# Exercise
Print only the lines from the top of the data through the line with "import * as", both included, skipping every picture.
=====
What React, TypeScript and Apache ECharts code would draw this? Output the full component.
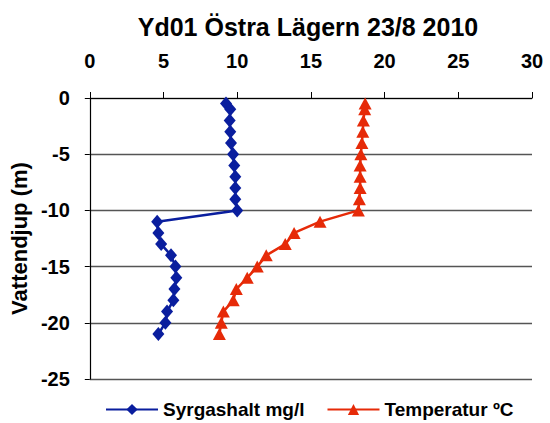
import React, { useEffect, useRef } from "react";
import * as echarts from "echarts";

const titleText = "Yd01 Östra Lägern 23/8 2010";
const depths = [-0.5, -1, -2, -3, -4, -5, -6, -7, -8, -9, -10, -11, -12, -13, -14, -15, -16, -17, -18, -19, -20, -21];
const oxygen = [9.24, 9.53, 9.49, 9.53, 9.58, 9.72, 9.8, 9.87, 9.87, 9.87, 10.0, 4.57, 4.65, 4.84, 5.51, 5.81, 5.87, 5.74, 5.67, 5.24, 5.13, 4.65];
const temperature = [18.68, 18.65, 18.56, 18.52, 18.46, 18.39, 18.34, 18.34, 18.34, 18.29, 18.22, 15.62, 13.86, 13.26, 11.97, 11.36, 10.68, 9.94, 9.73, 9.06, 8.92, 8.79];
const seriesNames = ["Syrgashalt mg/l", "Temperatur ºC"];
const yAxisName = "Vattendjup (m)";

const FONT = "'Liberation Sans', Arial, sans-serif";
const BLUE = "#0A1E9E";
const RED = "#E62A08";

export default function App() {
  const ref = useRef<HTMLDivElement>(null);
  useEffect(() => {
    document.body.style.margin = "0";
    if (!ref.current) return;
    const chart = echarts.init(ref.current, null, { renderer: "svg" });
    chart.setOption({
      animation: false,
      backgroundColor: "#fff",
      title: {
        text: titleText,
        left: 303,
        textAlign: "center",
        top: 9,
        textStyle: { fontFamily: FONT, fontWeight: "bold", fontSize: 25, color: "#000" },
      },
      legend: {
        left: 100,
        top: 395,
        itemWidth: 52,
        itemHeight: 14,
        itemGap: 22,
        data: seriesNames,
        textStyle: { fontFamily: FONT, fontWeight: "bold", fontSize: 19, color: "#000" },
      },
      grid: { left: 89, right: 18, top: 98, bottom: 44, containLabel: false },
      xAxis: {
        type: "value",
        position: "top",
        min: 0,
        max: 30,
        interval: 5,
        axisLine: { show: true, lineStyle: { color: "#000", width: 1.2 } },
        axisTick: { show: true, inside: false, length: 6, lineStyle: { color: "#000" } },
        axisLabel: { fontFamily: FONT, fontWeight: "bold", fontSize: 20, color: "#000", margin: 27 },
        splitLine: { show: false },
      },
      yAxis: {
        type: "value",
        min: -25,
        max: 0,
        interval: 5,
        name: yAxisName,
        nameLocation: "middle",
        nameGap: 59,
        nameRotate: 90,
        nameTextStyle: { fontFamily: FONT, fontWeight: "bold", fontSize: 22, color: "#000" },
        axisLine: { show: true, lineStyle: { color: "#000", width: 1.2 } },
        axisTick: { show: true, inside: false, length: 5, lineStyle: { color: "#000" } },
        axisLabel: { fontFamily: FONT, fontWeight: "bold", fontSize: 20, color: "#000", margin: 20 },
        splitLine: { show: true, lineStyle: { color: "#555", width: 1.3 } },
      },
      series: [
        {
          name: seriesNames[0],
          type: "line",
          data: depths.map((d, i) => [oxygen[i], d]),
          symbol: "diamond",
          symbolSize: [12, 14],
          lineStyle: { color: BLUE, width: 2.5 },
          itemStyle: { color: BLUE },
        },
        {
          name: seriesNames[1],
          type: "line",
          data: depths.map((d, i) => [temperature[i], d]),
          symbol: "triangle",
          symbolSize: [13, 12],
          lineStyle: { color: RED, width: 2.5 },
          itemStyle: { color: RED },
        },
      ],
    });
    return () => chart.dispose();
  }, []);
  return <div ref={ref} style={{ width: 550, height: 423 }} />;
}
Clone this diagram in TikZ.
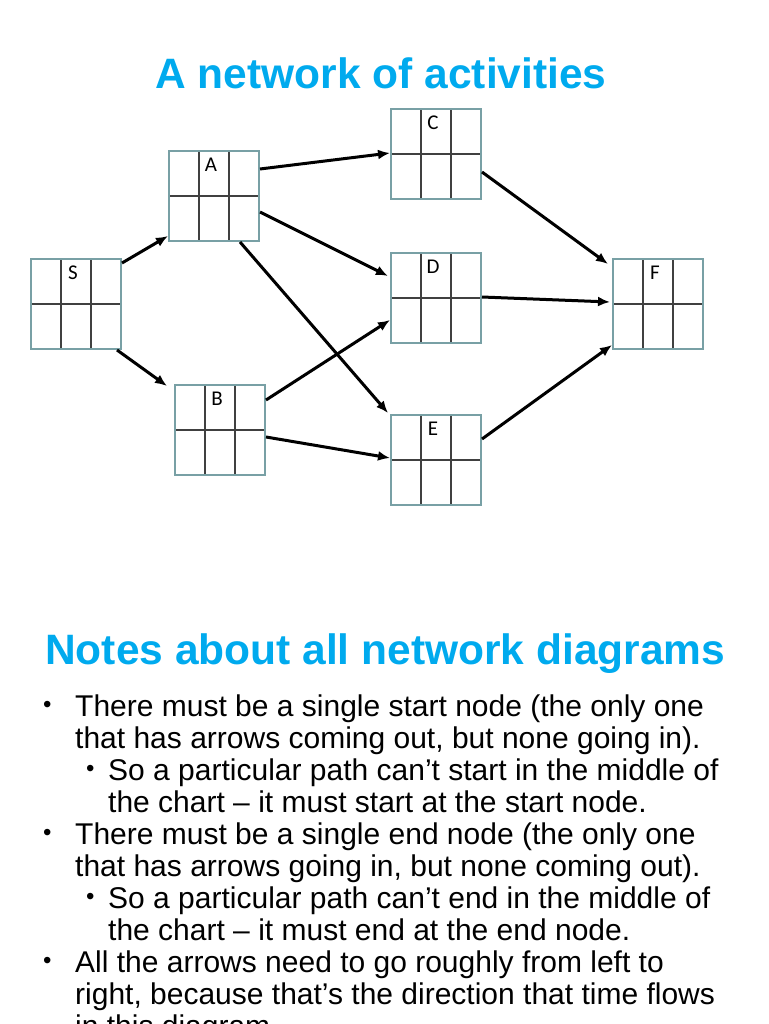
\documentclass[tikz,border=0pt]{standalone}
\usepackage{fontspec}
\setmainfont{Liberation Sans}
\newfontfamily\lblfont{Carlito}
\usetikzlibrary{arrows.meta}
\definecolor{ttl}{RGB}{0,170,238}
\definecolor{bx}{RGB}{120,160,165}
\begin{document}
\begin{tikzpicture}[x=1pt,y=-1pt,
  act/.style={draw=bx,line width=2pt,minimum size=90pt,inner sep=0pt,anchor=north west,
    path picture={\draw[line width=1.2pt,black!75] ([xshift=30pt]path picture bounding box.north west)--([xshift=30pt]path picture bounding box.south west)
      ([xshift=60pt]path picture bounding box.north west)--([xshift=60pt]path picture bounding box.south west)
      (path picture bounding box.west)--(path picture bounding box.east);}},
  lbl/.style={font=\lblfont\fontsize{21}{24}\selectfont,anchor=center},
  arr/.style={-{Latex[length=12pt,width=10pt]},line width=3pt},
  body/.style={anchor=base west,inner sep=0pt,font=\fontsize{30}{34}\selectfont},
  bul/.style={anchor=base west,inner sep=0pt,font=\fontsize{24}{28}\selectfont}]
\useasboundingbox (0,0) rectangle (768,1024);
\clip (0,0) rectangle (768,1024);
\node[anchor=base,text=ttl,font=\bfseries\fontsize{42.5}{46}\selectfont] (title) at (381,89) {A network of activities};
\foreach \n/\x/\y in {S/30/258,A/168/150,B/174/384,C/390/108,D/390/252,E/390/414,F/612/258}{
  \node[act] (\n) at (\x,\y) {};
  \node[lbl] (l\n) at (\x+43,\y+15) {\n};
}
\draw[arr] ([yshift=-5pt]S.north east) -- ([yshift=6pt]A.south west);
\draw[arr] ([xshift=-5pt]S.south east) -- ([xshift=-7pt,yshift=-2pt]B.north west);
\draw[arr] ([yshift=-19pt]A.north east) -- ([yshift=1pt]C.west);
\draw[arr] ([yshift=-62pt]A.north east) -- ([xshift=-2pt,yshift=-24pt]D.north west);
\draw[arr] ([xshift=-20pt]A.south east) -- ([xshift=-2pt,yshift=1pt]E.north west);
\draw[arr] ([yshift=-16pt]B.north east) -- ([yshift=24pt]D.south west);
\draw[arr] ([yshift=-53pt]B.north east) -- ([yshift=-44pt]E.north west);
\draw[arr] ([yshift=-64pt]C.north east) -- ([xshift=-4pt,yshift=-6pt]F.north west);
\draw[arr] ([yshift=-45pt]D.north east) -- ([xshift=-2pt,yshift=-44pt]F.north west);
\draw[arr] ([yshift=-25pt]E.north east) -- ([yshift=5pt]F.south west);
\node[anchor=base west,inner sep=0pt,text=ttl,font=\bfseries\fontsize{42.5}{46}\selectfont] (head) at (45,664) {Notes about all network diagrams};
\node[bul] (b1) at (43,712) {•};
\node[body] (t1) at (75,716) {There must be a single start node (the only one};
\node[body] (t2) at (75,748) {that has arrows coming out, but none going in).};
\node[bul] (b2) at (86,776) {•};
\node[body] (t3) at (108,780) {So a particular path can’t start in the middle of};
\node[body] (t4) at (108,812) {the chart – it must start at the start node.};
\node[bul] (b3) at (43,840) {•};
\node[body] (t5) at (75,844) {There must be a single end node (the only one};
\node[body] (t6) at (75,876) {that has arrows going in, but none coming out).};
\node[bul] (b4) at (86,904) {•};
\node[body] (t7) at (108,908) {So a particular path can’t end in the middle of};
\node[body] (t8) at (108,940) {the chart – it must end at the end node.};
\node[bul] (b5) at (43,968) {•};
\node[body] (t9) at (75,972) {All the arrows need to go roughly from left to};
\node[body] (t10) at (75,1004) {right, because that’s the direction that time flows};
\node[body] (t11) at (75,1036) {in this diagram.};
\end{tikzpicture}
\end{document}
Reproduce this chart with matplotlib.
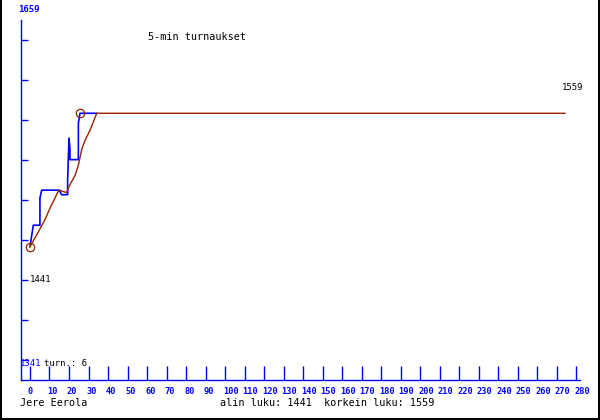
import numpy as np
import matplotlib
matplotlib.use('Agg')
import matplotlib.pyplot as plt
from matplotlib.lines import Line2D
from matplotlib.transforms import ScaledTranslation

# Rating history
blue_games = [0, 1.7, 5.1, 5.1, 6.0, 15.0, 16.2, 19.3, 19.3, 20.0, 20.5, 20.5, 24.8, 24.8, 25.6, 34.2]
blue_rating = [1441, 1460, 1460, 1484, 1491, 1491, 1487, 1487, 1500, 1537, 1527, 1518, 1518, 1550, 1559, 1559]

trend_games = [0, 4.25, 7.7, 10.25, 12.8, 14.5, 15.4, 16.4, 18.8, 20.5, 23.1, 24.8, 26.5, 28.2, 30.8, 34.2, 274.2]
trend_rating = [1441, 1454, 1465, 1475, 1484, 1490, 1491, 1490, 1489, 1496, 1504, 1513, 1527, 1535, 1544, 1559, 1559]

marker_games = [0, 25.6]
marker_rating = [1441, 1559]

x_ticks = list(range(0, 281, 10))
min_rating = 1441
max_rating = 1559
top_label = '1659'
bottom_label = '1341'
tournaments = 6

BLUE = '#0000ff'
BROWN = '#992200'
mono = 'DejaVu Sans Mono'

fig = plt.figure(figsize=(6, 4.2), dpi=100)
ax = fig.add_axes([21 / 600, 1 - 380 / 420, 559 / 600, 360 / 420])

ax.plot(blue_games, blue_rating, color=BLUE, lw=1.2)
ax.plot(trend_games, trend_rating, color=BROWN, lw=1.0)
ax.plot(marker_games, marker_rating, 'o', mfc='none', mec=BROWN, ms=6, mew=0.9)

ax.set_xlim(-4.6, 281.9)
ylo, yhi = 1323.1, 1641.5
ax.set_ylim(ylo, yhi)

ax.set_xticks(x_ticks)
ax.set_xticklabels([str(t) for t in x_ticks], fontsize=6.2, family=mono, weight='bold', color=BLUE)
ax.tick_params(axis='x', direction='in', length=10, width=1, color=BLUE, pad=5)
offset = ScaledTranslation(-2 / 100, 0, fig.dpi_scale_trans)
for lab in ax.get_xticklabels():
    lab.set_ha('left')
    lab.set_transform(lab.get_transform() + offset)

ax.set_yticks(ylo + (yhi - ylo) * (np.arange(9) + 0.5) / 9)
ax.set_yticklabels([])
ax.tick_params(axis='y', direction='in', length=5, width=1, color=BLUE)

for s in ['top', 'right']:
    ax.spines[s].set_visible(False)
for s in ['left', 'bottom']:
    ax.spines[s].set_color(BLUE)
    ax.spines[s].set_linewidth(1)

def px(x, y):
    return x / 600, 1 - y / 420

fig.text(*px(29, 9), top_label, color=BLUE, family=mono, weight='bold', fontsize=6.5, ha='center', va='center')
fig.text(*px(148, 37), '5-min turnaukset', color='black', family=mono, fontsize=7.3, ha='left', va='center')
fig.text(*px(562, 87), str(max_rating), color='black', family=mono, fontsize=6.5, ha='left', va='center')
fig.text(*px(30, 280), str(min_rating), color='black', family=mono, fontsize=6.5, ha='left', va='center')
fig.text(*px(20, 363), bottom_label, color=BLUE, family=mono, fontsize=6.5, ha='left', va='center')
fig.text(*px(44, 363), 'turn.: %d' % tournaments, color='black', family=mono, fontsize=6.5, ha='left', va='center')
fig.text(*px(20, 403), 'Jere Eerola', color='black', family=mono, fontsize=7.3, ha='left', va='center')
fig.text(*px(220, 403), 'alin luku: %d  korkein luku: %d' % (min_rating, max_rating),
         color='black', family=mono, fontsize=7.3, ha='left', va='center')

# outer frame (left, right, bottom)
fig.add_artist(Line2D([0.002, 0.002], [0, 1], color='black', lw=1.5, transform=fig.transFigure))
fig.add_artist(Line2D([0.998, 0.998], [0, 1], color='black', lw=1.5, transform=fig.transFigure))
fig.add_artist(Line2D([0, 1], [0.003, 0.003], color='black', lw=1.5, transform=fig.transFigure))

fig.savefig('out.png', dpi=100)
=====
# Correct response
What React, TypeScript and Apache ECharts code would draw this? Output the full component.
import React, { useEffect, useRef } from "react";
import * as echarts from "echarts";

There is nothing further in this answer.